Distinction Between Debts
In its reasoning, the court made a crucial distinction regarding the nature of the debts incurred by DSA and HJA compared to those incurred by Wilderness. The court pointed out that any attorney fees or costs arising from the litigation were debts of DSA and HJA, not of Wilderness. Additionally, the foreclosure of HJA's property was not a debt incurred by Wilderness either. The court emphasized that the indemnification clauses in the Development Agreement did not extend to cover the losses claimed by DSA and HJA, as those were not debts incurred by Wilderness. This distinction was significant because it further established that DSA and HJA had no claim against the proceeds assigned to the Bank based on their alleged indemnity damages.

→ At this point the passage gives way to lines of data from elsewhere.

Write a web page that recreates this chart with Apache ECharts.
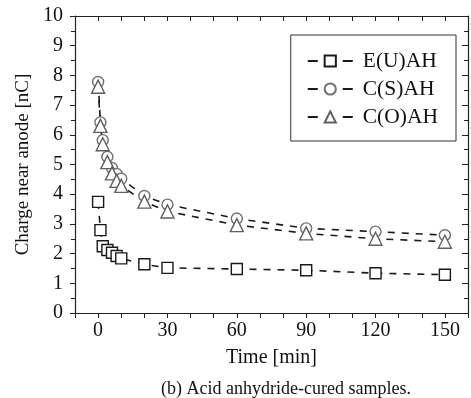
<!DOCTYPE html>
<html>
<head>
<meta charset="utf-8">
<script src="https://cdn.jsdelivr.net/npm/echarts@6/dist/echarts.min.js"></script>
<style>
html,body{margin:0;padding:0;background:#fff;}
#chart{width:471px;height:398px;}
</style>
</head>
<body>
<div id="chart"></div>
<script>
const times = [0, 1, 2, 4, 6, 8, 10, 20, 30, 60, 90, 120, 150];
const seriesNames = ['E(U)AH', 'C(S)AH', 'C(O)AH'];
const euah = [3.74, 2.79, 2.25, 2.12, 2.03, 1.92, 1.84, 1.64, 1.52, 1.48, 1.44, 1.34, 1.29];
const csah = [7.78, 6.42, 5.82, 5.26, 4.88, 4.68, 4.52, 3.94, 3.65, 3.18, 2.85, 2.74, 2.62];
const coah = [7.62, 6.30, 5.68, 5.08, 4.70, 4.45, 4.28, 3.75, 3.42, 2.96, 2.68, 2.50, 2.40];
const xTickLabels = [0, 30, 60, 90, 120, 150];
const yTickLabels = [0, 1, 2, 3, 4, 5, 6, 7, 8, 9, 10];

const FONT = '"Liberation Serif", "Times New Roman", serif';
const pair = (vals) => times.map((t, i) => [t, vals[i]]);

const chart = echarts.init(document.getElementById('chart'), null, {renderer: 'canvas'});

const lineStyle = {color: '#1a1a1a', width: 1.6, type: [7, 7]};
function mkSeries(name, vals, symbol, size, border) {
  return {
    name: name, type: 'line', data: pair(vals),
    symbol: symbol, symbolSize: size, showAllSymbol: true,
    lineStyle: lineStyle,
    itemStyle: {color: '#ffffff', borderColor: border, borderWidth: 1.4},
    emphasis: {disabled: true}, animation: false
  };
}

const option = {
  animation: false,
  backgroundColor: '#ffffff',
  grid: {left: 75, top: 16, right: 0, bottom: 85, containLabel: false},
  title: {
    text: '(b) Acid anhydride-cured samples.',
    left: 156, top: 375,
    textStyle: {fontFamily: FONT, fontSize: 18, fontWeight: 'normal', color: '#111'}
  },
  legend: {
    orient: 'vertical', right: 15, top: 35,
    data: seriesNames,
    backgroundColor: '#fff', borderColor: '#333', borderWidth: 1,
    padding: [15, 18, 13, 16],
    itemWidth: 45, itemHeight: 14, itemGap: 6,
    lineStyle: {type: [10, 25], width: 2, color: '#1a1a1a'},
    textStyle: {fontFamily: FONT, fontSize: 21.5, color: '#111', padding: [0, 0, 0, 5]}
  },
  xAxis: [{
    type: 'value', min: -10, max: 160, interval: 10,
    name: 'Time [min]', nameLocation: 'middle', nameGap: 35,
    nameTextStyle: {fontFamily: FONT, fontSize: 20, color: '#111'},
    axisLine: {show: true, onZero: false, lineStyle: {color: '#222', width: 1.2}},
    axisTick: {show: true, inside: false, length: 5, lineStyle: {color: '#222'}},
    axisLabel: {
      margin: 8, fontFamily: FONT, fontSize: 20, color: '#111',
      formatter: (v) => xTickLabels.includes(v) ? String(v) : ''
    },
    splitLine: {show: false}
  }, {
    type: 'value', min: -10, max: 160, interval: 10, position: 'top',
    axisLine: {show: true, onZero: false, lineStyle: {color: '#222', width: 1.2}},
    axisTick: {show: true, inside: true, length: 5, lineStyle: {color: '#222'}},
    axisLabel: {show: false}, splitLine: {show: false}
  }],
  yAxis: [{
    type: 'value', min: 0, max: 10, interval: 1,
    name: 'Charge near anode [nC]', nameLocation: 'middle', nameGap: 38, nameRotate: 90,
    nameTextStyle: {fontFamily: FONT, fontSize: 19, color: '#111'},
    axisLine: {show: true, onZero: false, lineStyle: {color: '#222', width: 1.2}},
    axisTick: {show: true, inside: false, length: 5, lineStyle: {color: '#222'}},
    minorTick: {show: true, splitNumber: 2, length: 4, lineStyle: {color: '#222'}},
    axisLabel: {
      margin: 12, fontFamily: FONT, fontSize: 20, color: '#111',
      formatter: (v) => yTickLabels.includes(v) ? String(v) : ''
    },
    splitLine: {show: false}, minorSplitLine: {show: false}
  }, {
    type: 'value', min: 0, max: 10, interval: 1, position: 'right',
    axisLine: {show: true, onZero: false, lineStyle: {color: '#222', width: 1.2}},
    axisTick: {show: true, inside: true, length: 6, lineStyle: {color: '#222'}},
    minorTick: {show: true, splitNumber: 2, length: 4, lineStyle: {color: '#222'}},
    axisLabel: {show: false}, splitLine: {show: false}
  }],
  series: [
    mkSeries(seriesNames[0], euah, 'rect', 11, '#1a1a1a'),
    mkSeries(seriesNames[1], csah, 'circle', 11, '#707070'),
    mkSeries(seriesNames[2], coah, 'triangle', 13, '#606060')
  ]
};
chart.setOption(option);
</script>
</body>
</html>
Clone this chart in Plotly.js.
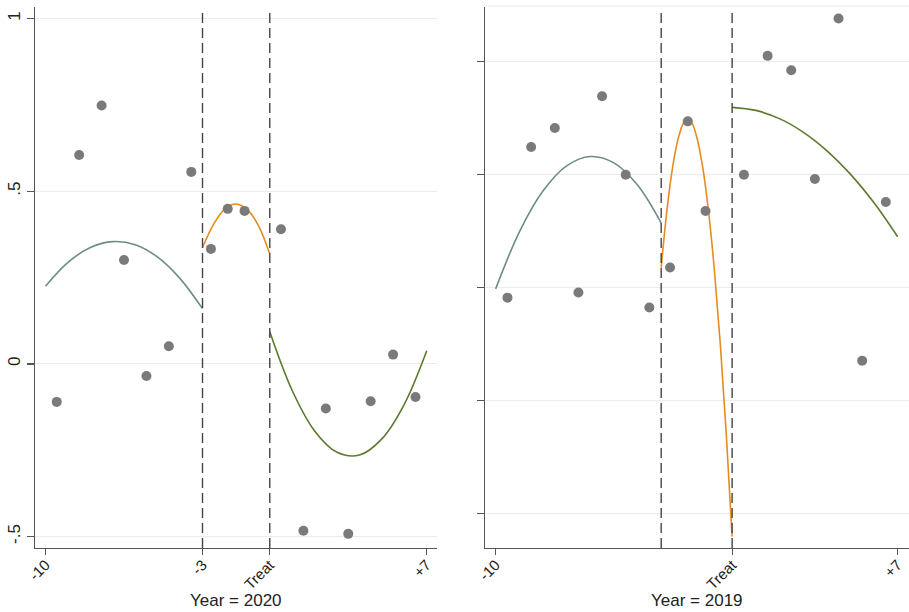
<!DOCTYPE html>
<html>
<head>
<meta charset="utf-8">
<script src="https://cdn.plot.ly/plotly-3.0.1.min.js"></script>
<style>html,body{margin:0;padding:0;background:#fff;}#chart{width:909px;height:612px;}</style>
</head>
<body>
<div id="chart"></div>
<script>
// ---- Bin positions (years relative to treatment) ----
const binXPre  = [-9.5, -8.5, -7.5, -6.5, -5.5, -4.5, -3.5];
const binXMid  = [-2.625, -1.875, -1.125];
const binXPost = [0.5, 1.5, 2.5, 3.5, 4.5, 5.5, 6.5];

// ---- Year = 2020 (left panel) binned means ----
const y2020Pre  = [-0.110, 0.605, 0.748, 0.301, -0.035, 0.051, 0.556];
const y2020Mid  = [0.333, 0.449, 0.443];
const y2020Post = [0.390, -0.483, -0.129, -0.492, -0.108, 0.027, -0.096];

// ---- Year = 2019 (right panel) binned means ----
const y2019Pre  = [-0.089, 1.246, 1.414, -0.044, 1.695, 1.000, -0.177];
const y2019Mid  = [0.178, 1.473, 0.678];
const y2019Post = [1.000, 2.053, 1.926, 0.962, 2.384, -0.648, 0.758];

// ---- Fitted curves ----
const fitXPre  = [-10, -9, -8, -7, -6, -5, -4, -3];
const fitXMid  = [-3, -2.5, -2, -1.5, -1, -0.5, 0];
const fitXMidFine = [-3, -2.75, -2.5, -2.25, -2, -1.75, -1.5, -1.25, -1, -0.75, -0.5, -0.25, 0];
const fitXPost = [0, 1, 2, 3, 4, 5, 6, 7];

const fit2020Pre  = [0.225, 0.294, 0.337, 0.354, 0.345, 0.309, 0.247, 0.160];
const fit2020Mid  = [0.337, 0.405, 0.449, 0.463, 0.447, 0.400, 0.318];
const fit2020Post = [0.093, -0.077, -0.194, -0.256, -0.264, -0.217, -0.117, 0.038];

const fit2019Pre  = [-0.011, 0.492, 0.855, 1.078, 1.161, 1.105, 0.908, 0.571];
const fit2019Mid  = [0.177, 0.697, 1.087, 1.345, 1.473, 1.470, 1.337, 1.073, 0.679, 0.154, -0.502, -1.289, -2.206];
const fit2019Post = [1.597, 1.570, 1.497, 1.378, 1.214, 1.005, 0.751, 0.451];

// ---- Tick labels ----
const xTickVals2020 = [-10, -3, 0, 7];
const xTickText2020 = ['-10', '-3', 'Treat', '+7'];
const xTickVals2019 = [-10, 0, 7];
const xTickText2019 = ['-10', 'Treat', '+7'];
const yTickVals2020 = [-0.5, 0, 0.5, 1];
const yTickText2020 = ['-.5', '0', '.5', '1'];
const yTickVals2019 = [-2, -1, 0, 1, 2];
const cutoffs = [-3, 0];
const panelTitles = ['Year = 2020', 'Year = 2019'];

const dotColor = '#7a7a7a';
const cPre = '#6e8c88', cMid = '#e58d1c', cPost = '#5c7a2f';

function dots(x, y, xa, ya) {
  return {x: x, y: y, xaxis: xa, yaxis: ya, type: 'scatter', mode: 'markers',
    marker: {color: dotColor, size: 10}, hoverinfo: 'skip', showlegend: false};
}
function fit(x, y, color, xa, ya) {
  return {x: x, y: y, xaxis: xa, yaxis: ya, type: 'scatter', mode: 'lines',
    line: {color: color, width: 1.6, shape: 'spline', smoothing: 1}, hoverinfo: 'skip', showlegend: false};
}

const traces = [
  fit(fitXPre, fit2020Pre, cPre, 'x', 'y'),
  fit(fitXMid, fit2020Mid, cMid, 'x', 'y'),
  fit(fitXPost, fit2020Post, cPost, 'x', 'y'),
  dots(binXPre, y2020Pre, 'x', 'y'),
  dots(binXMid, y2020Mid, 'x', 'y'),
  dots(binXPost, y2020Post, 'x', 'y'),
  fit(fitXPre, fit2019Pre, cPre, 'x2', 'y2'),
  fit(fitXMidFine, fit2019Mid, cMid, 'x2', 'y2'),
  fit(fitXPost, fit2019Post, cPost, 'x2', 'y2'),
  dots(binXPre, y2019Pre, 'x2', 'y2'),
  dots(binXMid, y2019Mid, 'x2', 'y2'),
  dots(binXPost, y2019Post, 'x2', 'y2')
];

const fam = 'Liberation Sans, Arial, sans-serif';
const font = {family: fam, size: 15, color: '#222'};
const axCommon = {
  showline: true, linecolor: '#555', linewidth: 1.4, mirror: false,
  ticks: 'outside', tickcolor: '#555', tickwidth: 1.2, ticklen: 6,
  zeroline: false, fixedrange: true, tickfont: font
};

const shapes = [];
[['x', 'y'], ['x2', 'y2']].forEach(function (p) {
  cutoffs.forEach(function (c) {
    shapes.push({type: 'line', xref: p[0], yref: p[1] + ' domain', x0: c, x1: c, y0: 0, y1: 0.992,
      line: {color: '#444', width: 1.4, dash: '10px,5px'}, layer: 'above'});
  });
});
shapes.push({type: 'line', xref: 'x2 domain', yref: 'y2 domain', x0: 0, x1: 1, y0: 1.002, y1: 1.002,
  line: {color: '#e4edf3', width: 1.2}, layer: 'below'});

const layout = {
  width: 909, height: 612,
  margin: {l: 35, r: 0, t: 7, b: 64},
  paper_bgcolor: '#fff', plot_bgcolor: '#fff',
  font: font,
  showlegend: false,
  xaxis: Object.assign({}, axCommon, {domain: [0, 0.46], range: [-10.47, 7.46],
    tickmode: 'array', tickvals: xTickVals2020, ticktext: xTickText2020, tickangle: -45,
    ticklabelstandoff: -5, showgrid: false, anchor: 'y'}),
  yaxis: Object.assign({}, axCommon, {range: [-0.533, 1.0334], tickmode: 'array',
    tickvals: yTickVals2020, ticktext: yTickText2020, tickangle: -90, ticklen: 7,
    tickfont: {family: fam, size: 17, color: '#222'},
    showgrid: true, gridcolor: '#ececec', gridwidth: 1, anchor: 'x'}),
  xaxis2: Object.assign({}, axCommon, {domain: [0.5149, 1], range: [-10.45, 7.48],
    tickmode: 'array', tickvals: xTickVals2019, ticktext: xTickText2019, tickangle: -45,
    ticklabelstandoff: -5, showgrid: false, anchor: 'y2'}),
  yaxis2: Object.assign({}, axCommon, {range: [-2.307, 2.486], tickmode: 'array',
    tickvals: yTickVals2019, showticklabels: false, ticklen: 7,
    showgrid: true, gridcolor: '#ececec', gridwidth: 1, anchor: 'x2'}),
  shapes: shapes,
  annotations: [
    {text: panelTitles[0], xref: 'x domain', yref: 'paper', x: 0.5, y: -0.0968, xanchor: 'center', yanchor: 'middle',
      showarrow: false, font: {family: fam, size: 17, color: '#222'}},
    {text: panelTitles[1], xref: 'x2 domain', yref: 'paper', x: 0.5, y: -0.0968, xanchor: 'center', yanchor: 'middle',
      showarrow: false, font: {family: fam, size: 17, color: '#222'}}
  ]
};

Plotly.newPlot('chart', traces, layout, {displayModeBar: false, staticPlot: true});
</script>
</body>
</html>
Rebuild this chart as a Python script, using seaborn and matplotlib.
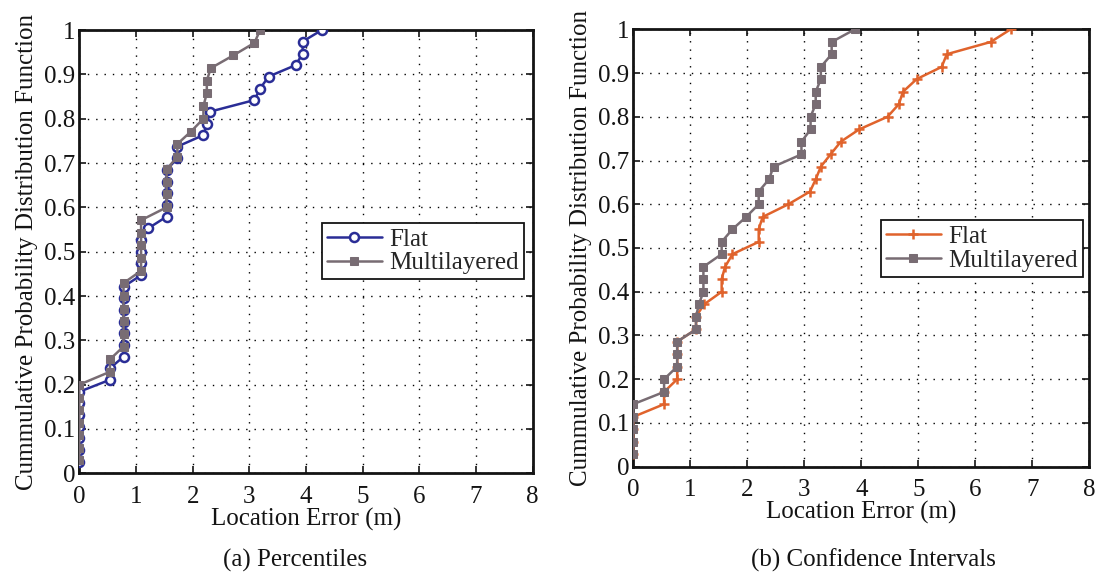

Conclusion on Summary Judgment
Ultimately, the court affirmed the trial court’s grant of summary judgment in favor of the Bank while ordering a recalculation of the amounts owed. The court concluded that the agreements did not permit DSA and HJA to claim Wilderness’s share of the proceeds as reimbursement for their damages. It reinforced that DSA and HJA had consented to the assignment of rights and had agreed to the terms that governed the distribution of proceeds from the sale of the property. By upholding the trial court's interpretation of the agreements, the court clarified that DSA and HJA could not assert claims that were inconsistent with the clear terms of the contracts they had entered into. This decision underscored the importance of contractual clarity and the binding nature of agreements in determining the rights of the parties involved.